* SHORT PROBLEM
Give only the number of lines in the records below that contain the word "standalone".

* Records from a collection
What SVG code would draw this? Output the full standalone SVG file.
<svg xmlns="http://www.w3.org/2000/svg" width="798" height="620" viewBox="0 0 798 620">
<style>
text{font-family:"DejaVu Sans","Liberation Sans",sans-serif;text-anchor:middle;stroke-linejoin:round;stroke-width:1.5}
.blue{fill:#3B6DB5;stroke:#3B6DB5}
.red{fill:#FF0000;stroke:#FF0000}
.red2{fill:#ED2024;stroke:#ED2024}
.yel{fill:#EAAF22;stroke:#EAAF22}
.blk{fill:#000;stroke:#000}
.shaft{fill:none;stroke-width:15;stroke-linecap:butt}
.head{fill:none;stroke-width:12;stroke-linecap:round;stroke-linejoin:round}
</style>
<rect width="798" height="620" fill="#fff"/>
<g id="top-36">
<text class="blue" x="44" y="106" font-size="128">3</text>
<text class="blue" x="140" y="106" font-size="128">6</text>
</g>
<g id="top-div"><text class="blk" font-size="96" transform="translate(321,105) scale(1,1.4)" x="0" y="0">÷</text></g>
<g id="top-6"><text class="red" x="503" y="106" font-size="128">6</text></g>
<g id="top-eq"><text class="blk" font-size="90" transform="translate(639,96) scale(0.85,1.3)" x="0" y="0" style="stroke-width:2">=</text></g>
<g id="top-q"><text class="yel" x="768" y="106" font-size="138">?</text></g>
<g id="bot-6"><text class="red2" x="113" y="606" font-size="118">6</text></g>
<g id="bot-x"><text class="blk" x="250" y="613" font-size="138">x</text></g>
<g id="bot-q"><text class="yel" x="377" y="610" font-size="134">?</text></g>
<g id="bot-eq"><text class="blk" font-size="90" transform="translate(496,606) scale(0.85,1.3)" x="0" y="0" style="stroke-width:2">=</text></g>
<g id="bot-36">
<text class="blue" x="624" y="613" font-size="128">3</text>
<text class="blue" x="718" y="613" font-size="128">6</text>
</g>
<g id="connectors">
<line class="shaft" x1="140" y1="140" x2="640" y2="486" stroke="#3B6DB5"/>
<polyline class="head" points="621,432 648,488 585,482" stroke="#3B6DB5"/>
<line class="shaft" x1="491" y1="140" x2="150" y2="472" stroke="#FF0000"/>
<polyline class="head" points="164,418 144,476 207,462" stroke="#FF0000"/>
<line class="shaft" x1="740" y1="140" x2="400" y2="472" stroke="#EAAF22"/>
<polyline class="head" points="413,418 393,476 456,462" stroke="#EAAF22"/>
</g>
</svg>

==

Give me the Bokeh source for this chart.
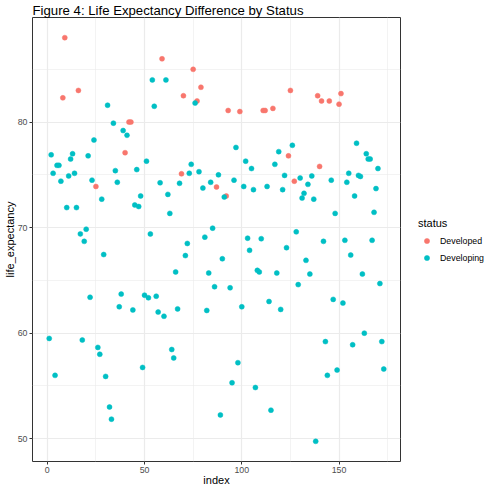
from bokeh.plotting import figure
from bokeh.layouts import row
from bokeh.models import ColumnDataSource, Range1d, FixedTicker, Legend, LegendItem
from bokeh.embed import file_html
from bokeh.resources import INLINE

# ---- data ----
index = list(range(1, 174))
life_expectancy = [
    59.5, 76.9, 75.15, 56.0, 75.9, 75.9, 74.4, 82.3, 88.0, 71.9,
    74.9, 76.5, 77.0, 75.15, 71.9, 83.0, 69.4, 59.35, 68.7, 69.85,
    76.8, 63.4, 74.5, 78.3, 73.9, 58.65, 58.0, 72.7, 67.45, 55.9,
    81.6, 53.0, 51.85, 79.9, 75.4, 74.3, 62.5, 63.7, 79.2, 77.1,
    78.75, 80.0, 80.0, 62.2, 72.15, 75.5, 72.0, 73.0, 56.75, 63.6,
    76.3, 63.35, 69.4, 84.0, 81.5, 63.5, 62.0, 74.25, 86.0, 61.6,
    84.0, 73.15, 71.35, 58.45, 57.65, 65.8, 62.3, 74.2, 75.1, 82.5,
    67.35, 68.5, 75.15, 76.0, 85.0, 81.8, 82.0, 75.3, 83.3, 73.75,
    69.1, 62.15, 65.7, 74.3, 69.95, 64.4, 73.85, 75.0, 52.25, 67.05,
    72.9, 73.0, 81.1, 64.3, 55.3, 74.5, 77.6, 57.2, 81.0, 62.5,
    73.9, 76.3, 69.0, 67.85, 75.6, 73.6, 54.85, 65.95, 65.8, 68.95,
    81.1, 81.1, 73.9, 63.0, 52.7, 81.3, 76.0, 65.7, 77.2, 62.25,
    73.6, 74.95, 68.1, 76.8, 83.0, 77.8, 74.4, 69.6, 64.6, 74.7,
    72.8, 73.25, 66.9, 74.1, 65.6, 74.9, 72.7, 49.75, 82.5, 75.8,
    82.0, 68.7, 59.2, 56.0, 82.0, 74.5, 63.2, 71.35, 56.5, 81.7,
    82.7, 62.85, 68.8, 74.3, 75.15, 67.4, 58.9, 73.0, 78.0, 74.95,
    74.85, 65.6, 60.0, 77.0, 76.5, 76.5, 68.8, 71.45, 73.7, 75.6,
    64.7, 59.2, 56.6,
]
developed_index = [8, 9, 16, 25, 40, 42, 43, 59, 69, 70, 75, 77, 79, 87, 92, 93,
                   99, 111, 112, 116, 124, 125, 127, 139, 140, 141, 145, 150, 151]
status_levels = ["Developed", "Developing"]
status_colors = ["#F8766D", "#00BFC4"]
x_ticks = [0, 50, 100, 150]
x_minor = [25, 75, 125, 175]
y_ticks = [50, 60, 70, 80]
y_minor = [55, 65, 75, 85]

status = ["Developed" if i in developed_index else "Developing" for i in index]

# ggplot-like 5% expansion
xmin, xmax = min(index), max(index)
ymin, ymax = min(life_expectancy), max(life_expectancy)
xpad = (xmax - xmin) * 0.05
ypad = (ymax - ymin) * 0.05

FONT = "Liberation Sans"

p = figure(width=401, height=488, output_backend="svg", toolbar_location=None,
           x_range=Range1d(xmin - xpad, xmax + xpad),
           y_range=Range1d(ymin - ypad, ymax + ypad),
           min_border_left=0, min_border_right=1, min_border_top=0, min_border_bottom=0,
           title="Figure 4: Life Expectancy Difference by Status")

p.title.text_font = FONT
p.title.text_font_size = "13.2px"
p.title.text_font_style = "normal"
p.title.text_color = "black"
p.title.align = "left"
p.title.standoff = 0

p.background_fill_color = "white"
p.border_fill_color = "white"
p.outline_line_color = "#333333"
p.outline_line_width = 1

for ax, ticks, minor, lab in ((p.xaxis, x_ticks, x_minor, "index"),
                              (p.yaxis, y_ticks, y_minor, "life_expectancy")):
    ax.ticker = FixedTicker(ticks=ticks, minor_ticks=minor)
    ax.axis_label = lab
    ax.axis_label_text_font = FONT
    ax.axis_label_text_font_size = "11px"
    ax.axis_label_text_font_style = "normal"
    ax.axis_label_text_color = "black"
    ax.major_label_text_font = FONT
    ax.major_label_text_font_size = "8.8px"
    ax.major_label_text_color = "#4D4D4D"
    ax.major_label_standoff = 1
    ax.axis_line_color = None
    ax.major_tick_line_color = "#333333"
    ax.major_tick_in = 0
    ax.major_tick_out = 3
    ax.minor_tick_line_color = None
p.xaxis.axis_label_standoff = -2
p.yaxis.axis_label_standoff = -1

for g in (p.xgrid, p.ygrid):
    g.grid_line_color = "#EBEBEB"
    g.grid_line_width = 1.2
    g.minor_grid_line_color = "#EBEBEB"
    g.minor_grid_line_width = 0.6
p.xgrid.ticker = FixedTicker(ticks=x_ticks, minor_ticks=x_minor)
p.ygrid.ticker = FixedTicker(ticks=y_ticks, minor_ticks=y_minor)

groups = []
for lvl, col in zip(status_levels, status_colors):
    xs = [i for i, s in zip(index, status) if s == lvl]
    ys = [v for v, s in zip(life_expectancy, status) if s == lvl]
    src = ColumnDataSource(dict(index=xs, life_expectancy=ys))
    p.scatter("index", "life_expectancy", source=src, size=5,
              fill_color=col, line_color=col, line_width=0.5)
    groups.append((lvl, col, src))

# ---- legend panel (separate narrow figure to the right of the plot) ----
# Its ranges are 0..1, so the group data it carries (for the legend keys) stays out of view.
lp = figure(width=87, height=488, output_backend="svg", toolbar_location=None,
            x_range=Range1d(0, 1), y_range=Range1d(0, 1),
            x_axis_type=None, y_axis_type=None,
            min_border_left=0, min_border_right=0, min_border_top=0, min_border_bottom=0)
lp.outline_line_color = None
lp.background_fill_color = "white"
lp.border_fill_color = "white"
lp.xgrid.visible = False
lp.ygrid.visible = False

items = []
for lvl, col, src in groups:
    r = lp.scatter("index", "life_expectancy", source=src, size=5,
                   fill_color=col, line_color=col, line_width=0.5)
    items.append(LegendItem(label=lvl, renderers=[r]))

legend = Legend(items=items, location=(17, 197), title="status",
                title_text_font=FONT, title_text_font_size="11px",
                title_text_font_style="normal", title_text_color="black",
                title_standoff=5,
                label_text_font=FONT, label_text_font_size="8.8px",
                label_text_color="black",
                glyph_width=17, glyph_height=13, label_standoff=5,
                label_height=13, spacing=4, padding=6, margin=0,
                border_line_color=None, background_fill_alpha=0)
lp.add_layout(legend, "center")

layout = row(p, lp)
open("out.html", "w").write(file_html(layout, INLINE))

==

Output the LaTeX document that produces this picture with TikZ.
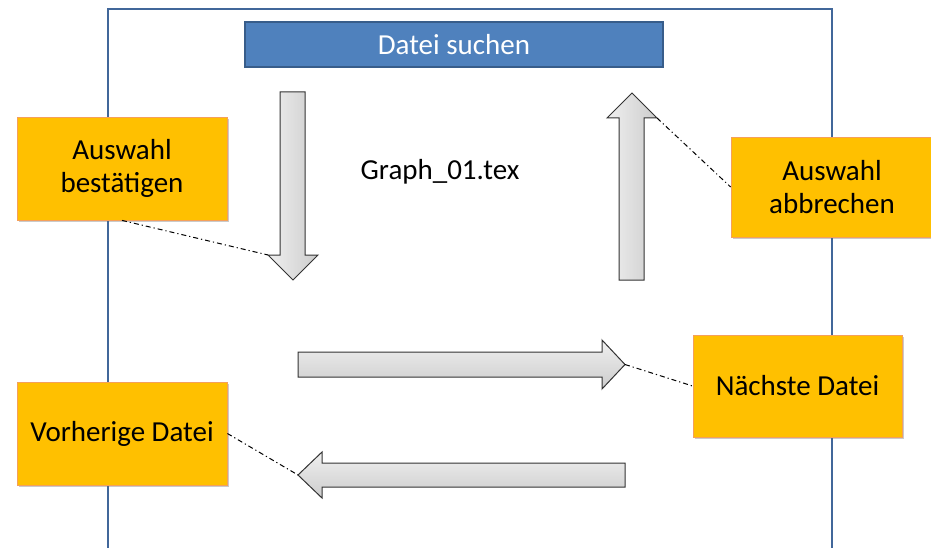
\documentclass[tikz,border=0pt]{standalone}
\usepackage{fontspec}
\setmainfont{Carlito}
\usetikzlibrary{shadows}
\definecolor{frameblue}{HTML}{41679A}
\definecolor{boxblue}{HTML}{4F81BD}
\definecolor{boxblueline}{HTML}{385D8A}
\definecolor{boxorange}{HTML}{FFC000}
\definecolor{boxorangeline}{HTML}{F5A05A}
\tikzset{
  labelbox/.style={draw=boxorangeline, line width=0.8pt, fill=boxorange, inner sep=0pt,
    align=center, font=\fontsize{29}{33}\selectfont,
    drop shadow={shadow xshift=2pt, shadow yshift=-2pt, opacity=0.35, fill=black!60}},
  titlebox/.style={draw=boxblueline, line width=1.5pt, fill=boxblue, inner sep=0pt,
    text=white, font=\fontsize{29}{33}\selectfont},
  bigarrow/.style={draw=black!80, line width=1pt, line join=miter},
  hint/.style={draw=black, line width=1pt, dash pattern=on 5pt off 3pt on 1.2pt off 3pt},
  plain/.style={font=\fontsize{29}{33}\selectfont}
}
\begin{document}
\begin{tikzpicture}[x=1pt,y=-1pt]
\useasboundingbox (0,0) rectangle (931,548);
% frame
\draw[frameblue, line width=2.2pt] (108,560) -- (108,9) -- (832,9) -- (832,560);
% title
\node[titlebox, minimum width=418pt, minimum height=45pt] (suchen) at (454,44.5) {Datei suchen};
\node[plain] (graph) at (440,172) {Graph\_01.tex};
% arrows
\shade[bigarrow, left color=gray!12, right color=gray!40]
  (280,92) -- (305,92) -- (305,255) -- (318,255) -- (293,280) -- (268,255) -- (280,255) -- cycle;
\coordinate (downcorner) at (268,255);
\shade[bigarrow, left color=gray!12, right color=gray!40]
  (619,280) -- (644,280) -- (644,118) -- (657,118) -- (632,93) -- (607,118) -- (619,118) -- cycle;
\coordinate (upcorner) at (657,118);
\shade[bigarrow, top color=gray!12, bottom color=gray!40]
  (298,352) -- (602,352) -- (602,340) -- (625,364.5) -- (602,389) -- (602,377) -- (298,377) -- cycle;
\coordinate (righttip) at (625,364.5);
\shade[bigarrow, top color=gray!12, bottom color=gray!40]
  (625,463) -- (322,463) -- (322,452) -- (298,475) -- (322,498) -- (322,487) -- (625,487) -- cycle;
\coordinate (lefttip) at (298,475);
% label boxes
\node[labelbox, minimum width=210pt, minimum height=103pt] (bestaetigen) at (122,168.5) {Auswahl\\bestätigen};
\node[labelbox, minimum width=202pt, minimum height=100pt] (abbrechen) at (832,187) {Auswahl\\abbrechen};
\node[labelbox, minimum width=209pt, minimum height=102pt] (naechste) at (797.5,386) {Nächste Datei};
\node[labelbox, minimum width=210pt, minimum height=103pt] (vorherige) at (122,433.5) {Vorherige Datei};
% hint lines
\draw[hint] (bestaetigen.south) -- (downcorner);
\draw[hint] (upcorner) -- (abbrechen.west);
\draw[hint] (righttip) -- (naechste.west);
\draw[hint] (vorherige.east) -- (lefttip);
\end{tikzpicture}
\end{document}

* RESPONSE BELOW
2